V.

Vita quotidiana

Ci si sveglia, si fa ginnastica, ci si lava, ci si veste. Poi, se proprio si deve, si scende a buttare la spazzatura. Ci si siede, davanti allo schermo del computer, e si lavora, si fanno mille riunioni virtuali, oppure ci si mette a leggere, a guardare la televisione, a giocare un po’ con i figli.

E’ strana la vita quotidiana: come diceva il sociologo Paolo Jedlowski, è tutta la vita che abbiamo.

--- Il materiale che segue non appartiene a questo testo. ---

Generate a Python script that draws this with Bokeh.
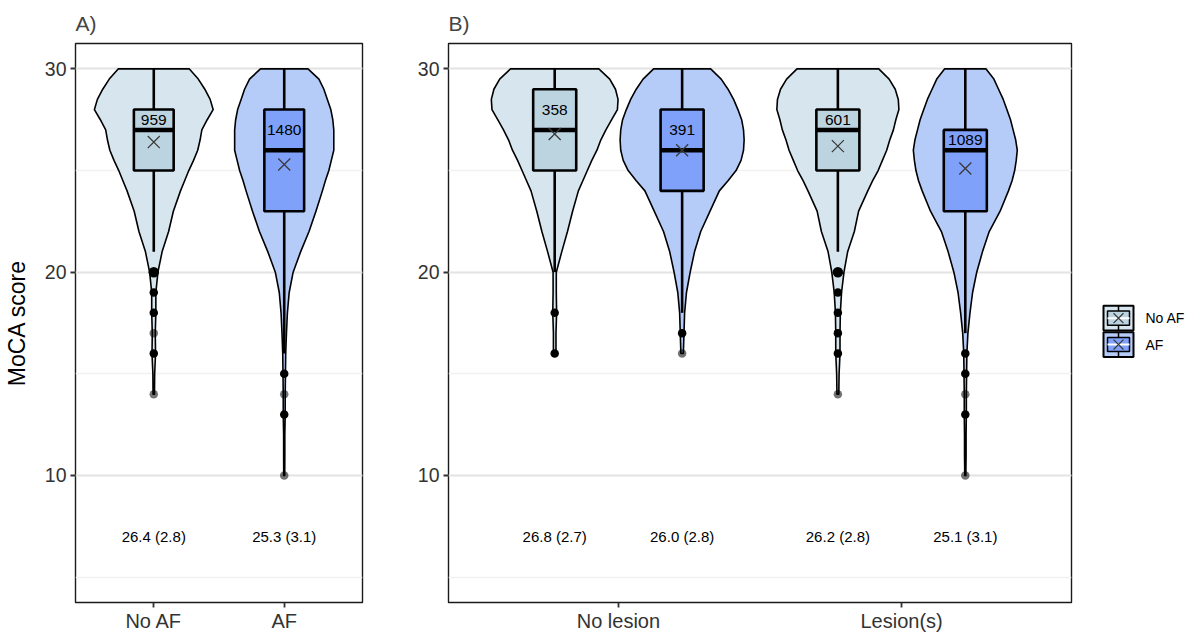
from bokeh.plotting import figure
from bokeh.models import Range1d, FixedTicker, SingleIntervalTicker, Title
from bokeh.layouts import row
from bokeh.embed import file_html
from bokeh.resources import INLINE
from bokeh.core.properties import value

FONT = "Liberation Sans"

# ---------------------------------------------------------------- data
# score levels at which the violin densities are given (top to bottom)
levels = [30, 29.5, 29, 28.5, 28, 27.5, 27, 26.5, 26, 25.5, 25, 24.5, 24,
          23, 22, 21, 20, 19, 18, 17, 16, 15, 14, 13, 12, 11, 10]

af_groups = ["No AF", "AF"]
lesion_groups = ["No lesion", "Lesion(s)"]

# Panel A: all patients, by AF status
a_n = [959, 1480]
a_mean = [26.4, 25.3]
a_sd = [2.8, 3.1]
a_q1 = [25, 23]
a_median = [27, 26]
a_q3 = [28, 28]
a_whisker_lo = [21, 16]
a_whisker_hi = [30, 30]
# relative density (1 = widest point); None = below the lowest score
a_dens_noaf = [0.60, 0.75, 0.86, 0.95, 1.00, 0.90, 0.81, 0.78, 0.74, 0.67, 0.59,
               0.52, 0.45, 0.33, 0.25, 0.14, 0.07, 0.035, 0.035, 0.025, 0.03,
               0.015, 0.012, None, None, None, None]
a_dens_af = [0.48, 0.70, 0.80, 0.87, 0.94, 0.98, 1.00, 1.00, 1.00, 0.95, 0.90,
             0.83, 0.77, 0.64, 0.50, 0.33, 0.18, 0.10, 0.064, 0.045, 0.03,
             0.025, 0.02, 0.02, 0.012, 0.012, 0.01]
a_out_noaf = [20, 19, 18, 17, 16, 14]
a_outn_noaf = [3, 2, 2, 1, 2, 1]
a_out_af = [15, 14, 13, 10]
a_outn_af = [2, 1, 2, 1]

# Panel B: by lesion status and AF status
# order: No lesion/No AF, No lesion/AF, Lesion(s)/No AF, Lesion(s)/AF
b_n = [358, 391, 601, 1089]
b_mean = [26.8, 26.0, 26.2, 25.1]
b_sd = [2.7, 2.8, 2.8, 3.1]
b_q1 = [25, 24, 25, 23]
b_median = [27, 26, 27, 26]
b_q3 = [29, 28, 28, 27]
b_whisker_lo = [20, 18, 21, 17]
b_whisker_hi = [30, 30, 30, 30]
b_dens_noles_noaf = [0.69, 0.86, 0.95, 0.99, 0.98, 0.89, 0.80, 0.72, 0.66, 0.58,
                     0.51, 0.44, 0.37, 0.28, 0.20, 0.11, 0.025, 0.025, 0.03, 0.02,
                     0.02, None, None, None, None, None, None]
b_dens_noles_af = [0.46, 0.63, 0.74, 0.83, 0.90, 0.96, 0.99, 1.00, 0.99, 0.95,
                   0.87, 0.74, 0.60, 0.45, 0.30, 0.20, 0.13, 0.07, 0.04, 0.03,
                   0.02, None, None, None, None, None, None]
b_dens_les_noaf = [0.67, 0.84, 0.94, 0.99, 1.00, 0.95, 0.91, 0.85, 0.80, 0.73,
                   0.66, 0.57, 0.49, 0.34, 0.27, 0.16, 0.10, 0.06, 0.04, 0.035,
                   0.035, 0.02, 0.015, None, None, None, None]
b_dens_les_af = [0.40, 0.55, 0.64, 0.73, 0.80, 0.87, 0.92, 0.97, 1.00, 0.98,
                 0.95, 0.90, 0.83, 0.67, 0.46, 0.33, 0.22, 0.14, 0.09, 0.05,
                 0.03, 0.025, 0.02, 0.02, 0.015, 0.015, 0.01]
b_out_noles_noaf = [18, 16]
b_outn_noles_noaf = [2, 2]
b_out_noles_af = [17, 16]
b_outn_noles_af = [2, 1]
b_out_les_noaf = [20, 19, 18, 17, 16, 14]
b_outn_les_noaf = [3, 2, 2, 2, 2, 1]
b_out_les_af = [16, 15, 14, 13, 10]
b_outn_les_af = [2, 2, 1, 2, 1]

# ---------------------------------------------------------------- style
VIOLIN_FILL = {"No AF": "#d7e5ee", "AF": "#b5cbf8"}
BOX_FILL = {"No AF": "#bcd3e0", "AF": "#7fa1fa"}
TEXT_DARK = "#333333"
Y_RANGE = (3.75, 31.25)
LABEL_Y = 7


def violin_outline(center, half_width, dens):
    pts = [(lv, d) for lv, d in zip(levels, dens) if d is not None]
    xs = [center + d * half_width for lv, d in pts] + \
         [center - d * half_width for lv, d in reversed(pts)]
    ys = [lv for lv, d in pts] + [lv for lv, d in reversed(pts)]
    return xs, ys


def draw_groups(p, centers, kinds, violin_widths, box_width, dens, q1, med, q3,
                lo, hi, means, sds, ns, outs, outns):
    vx, vy, vfill = [], [], []
    for c, k, w, d in zip(centers, kinds, violin_widths, dens):
        xs, ys = violin_outline(c, w / 2, d)
        vx.append(xs)
        vy.append(ys)
        vfill.append(VIOLIN_FILL[k])
    p.patches(vx, vy, fill_color=vfill, line_color="black", line_width=1.6,
              line_join="round")

    # whiskers
    p.segment(x0=centers, y0=q3, x1=centers, y1=hi, line_color="black", line_width=2.6)
    p.segment(x0=centers, y0=lo, x1=centers, y1=q1, line_color="black", line_width=2.6)

    # boxes
    left = [c - box_width / 2 for c in centers]
    right = [c + box_width / 2 for c in centers]
    p.quad(left=left, right=right, bottom=q1, top=q3,
           fill_color=[BOX_FILL[k] for k in kinds], line_color="black", line_width=2.6)
    p.segment(x0=left, y0=med, x1=right, y1=med, line_color="black", line_width=4.5)

    # means
    p.scatter(centers, means, marker="x", size=17, line_color="#3a3a3a", line_width=1.3)

    # group sizes inside the box, between Q3 and median
    p.text(centers, [(a + b) / 2 for a, b in zip(q3, med)], text=[str(n) for n in ns],
           text_align="center", text_baseline="middle", text_font=value(FONT),
           text_font_size="15.5px", text_color="black")

    # outliers (overplotted points look darker)
    ox, oy, oa, osz = [], [], [], []
    for c, o, on in zip(centers, outs, outns):
        for s, n in zip(o, on):
            ox.append(c)
            oy.append(s)
            oa.append(min(1.0, 0.55 * n))
            osz.append(10.5 if n >= 3 else 8.5)
    p.scatter(ox, oy, size=osz, fill_color="black", line_color=None, fill_alpha=oa)

    # mean (SD) labels
    p.text(centers, [LABEL_Y] * len(centers),
           text=[f"{m:.1f} ({s:.1f})" for m, s in zip(means, sds)],
           text_align="center", text_baseline="middle", text_font=value(FONT),
           text_font_size="15px", text_color="black")


def make_panel(tag, width, border_left, tick_labels):
    p = figure(width=width, height=635, x_range=Range1d(0.4, 2.6),
               y_range=Range1d(*Y_RANGE), output_backend="svg",
               toolbar_location=None, min_border_left=border_left,
               min_border_right=10, min_border_top=43, min_border_bottom=33)

    # a thin spacer next to the frame, then the panel tag above it
    p.add_layout(Title(text=" ", text_font_size="7px", standoff=0, offset=0), "above")
    p.add_layout(Title(text=tag, text_font=FONT, text_font_size="21px",
                       text_font_style="normal", align="left", offset=0, standoff=0),
                 "above")

    p.background_fill_color = "white"
    p.border_fill_color = "white"
    p.outline_line_color = "#1a1a1a"
    p.outline_line_width = 1.4

    p.xgrid.grid_line_color = None
    p.yaxis.ticker = SingleIntervalTicker(interval=10, num_minor_ticks=2)
    p.ygrid.grid_line_color = "#e4e4e4"
    p.ygrid.grid_line_width = 2
    p.ygrid.minor_grid_line_color = "#f1f1f1"
    p.ygrid.minor_grid_line_width = 1.3

    p.xaxis.ticker = FixedTicker(ticks=[1, 2])
    p.xaxis.major_label_overrides = {1: tick_labels[0], 2: tick_labels[1]}

    for ax in (p.xaxis, p.yaxis):
        ax.axis_line_color = None
        ax.major_tick_line_color = TEXT_DARK
        ax.major_tick_line_width = 1.8
        ax.major_tick_out = 5
        ax.major_tick_in = 0
        ax.minor_tick_line_color = None
        ax.major_label_text_font = FONT
        ax.major_label_text_color = TEXT_DARK
    p.xaxis.major_label_text_font_size = "20px"
    p.xaxis.major_label_standoff = 2
    p.yaxis.major_label_text_font_size = "19.5px"
    p.yaxis.major_label_standoff = 4
    return p


# ---------------------------------------------------------------- panel A
p_a = make_panel("A)", 372, 74, af_groups)
p_a.yaxis.axis_label = "MoCA score"
p_a.yaxis.axis_label_text_font = FONT
p_a.yaxis.axis_label_text_font_size = "23px"
p_a.yaxis.axis_label_text_font_style = "normal"
p_a.yaxis.axis_label_text_color = "black"
p_a.yaxis.axis_label_standoff = 12

draw_groups(p_a, [1, 2], af_groups, [0.91, 0.76], 0.305,
            [a_dens_noaf, a_dens_af], a_q1, a_median, a_q3,
            a_whisker_lo, a_whisker_hi, a_mean, a_sd, a_n,
            [a_out_noaf, a_out_af], [a_outn_noaf, a_outn_af])

# ---------------------------------------------------------------- panel B
p_b = make_panel("B)", 708, 76, lesion_groups)
p_b.min_border_right = 9
dodge = 0.225
b_centers = [1 - dodge, 1 + dodge, 2 - dodge, 2 + dodge]
b_kinds = ["No AF", "AF", "No AF", "AF"]
draw_groups(p_b, b_centers, b_kinds, [0.452, 0.438, 0.431, 0.367], 0.152,
            [b_dens_noles_noaf, b_dens_noles_af, b_dens_les_noaf, b_dens_les_af],
            b_q1, b_median, b_q3, b_whisker_lo, b_whisker_hi, b_mean, b_sd, b_n,
            [b_out_noles_noaf, b_out_noles_af, b_out_les_noaf, b_out_les_af],
            [b_outn_noles_noaf, b_outn_noles_af, b_outn_les_noaf, b_outn_les_af])

# ---------------------------------------------------------------- legend
p_leg = figure(width=120, height=635, x_range=Range1d(0, 120), y_range=Range1d(635, 0),
               output_backend="svg", toolbar_location=None, x_axis_type=None,
               y_axis_type=None, min_border=0)
p_leg.grid.grid_line_color = None
p_leg.outline_line_color = None

key_x = 38
key_y = [312 + 30 * i for i in range(len(af_groups))]
p_leg.rect([key_x] * 2, key_y, width=30, height=28,
           fill_color=[VIOLIN_FILL[k] for k in af_groups], line_color="black", line_width=2)
p_leg.segment([key_x] * 2, [y - 14 for y in key_y], [key_x] * 2, [y + 14 for y in key_y],
              line_color="black", line_width=1.5)
p_leg.rect([key_x] * 2, key_y, width=22, height=16,
           fill_color=[BOX_FILL[k] for k in af_groups], line_color="black", line_width=1.5)
p_leg.segment([key_x - 11] * 2, key_y, [key_x + 11] * 2, key_y,
              line_color="white", line_width=2)
p_leg.scatter([key_x] * 2, key_y, marker="x", size=14, line_color="#3a3a3a", line_width=1.2)
p_leg.text([key_x + 27] * 2, key_y, text=af_groups, text_align="left",
           text_baseline="middle", text_font=value(FONT), text_font_size="14px",
           text_color="black")

layout = row(p_a, p_b, p_leg)
open("out.html", "w").write(file_html(layout, INLINE))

Una vita che si stringe, negli spazi e che si dilata, nei tempi. Che rapidamente costruisce nuove routine (il resoconto quotidiano della protezione civile alle 18, la telefonata alla mamma anziana tre volte al giorno, il caffè di mezza mattina).

Siamo animali molto adattivi, possiamo ricalibrare e reinventare le nostre routine, e mi capita di pensare a chi ha vissuto, e vive, condizioni di costrizione ben più pesanti di me.

Poi però penso: no. Non è questa la vita, e se una conseguenza di questo virus sarà la riduzione dei contatti tra noi, tra i corpi che abitiamo e nel cui ingombro, nella cui strozzatura, ci troviamo a toccare il mondo, allora sarà una conseguenza terribile e anch’essa mortale.

E infine penso: tuttavia, abbi pazienza. Stai nelle tue pratiche, soffermati sui gesti quotidiani, impara a rallentare, mettiti in ascolto del silenzio. Anche questo, forse possiamo un po’ imparare dalla nostra stessa vita costretta, in questi giorni cupi.